One of the trends that I’m seeing as I travel around the country is the growth in demand for locally produced food, particularly fruits and vegetables. It is a trend that holds great promise for rural America because these farms, which tend to be much smaller in size, use lots of local inputs and could be an impetus in helping to revitalize some towns.
You would think that the USDA would be encouraging this trend but the rules written into the Farm Bill actually discourage farmers trying to diversify. A MN farmer recently wrote this month about his frustrations in a NYT op-ed piece.

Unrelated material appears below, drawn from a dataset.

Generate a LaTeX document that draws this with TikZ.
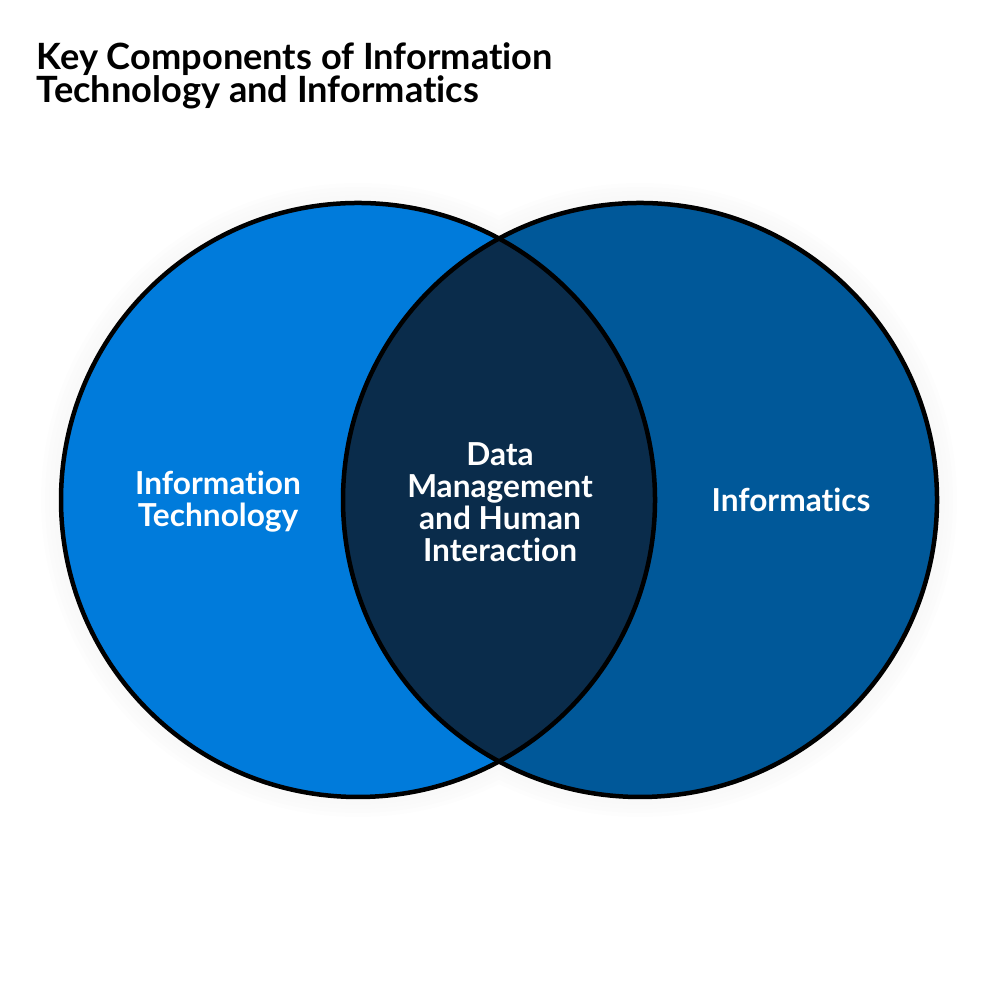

Jack Hedin, 41, who is a small organic vegetable producer near Rushford, MN rented 25 acres last year to supplement his own 100 acres to plant watermelons, tomatoes and vegetables. In July the two landowners discovered that there was a problem with the commodity farm program which prohibited planting fruit or vegetables on corn base ground, putting the land out of compliance with the Farm Bill.
Hedin related, “I’ve discovered that typically, a farmer who grows the forbidden fruits and vegetables on corn acreage not only has to give up his subsidy for the year on that acreage, he is also penalized the market value of the illicit crop, and runs the risk that those acres will be permanently ineligible for any subsidies in the future.”
He finished with, “Farmers need the choice of what to plant on their farms, and consumers need more farms like mine producing high-quality fresh fruits and vegetables to meet increasing demand from local markets—without the federal government actively discouraging them.”
I continue to wonder why we need the government’s involvement in farming. Isn’t it something that the free market would be better at?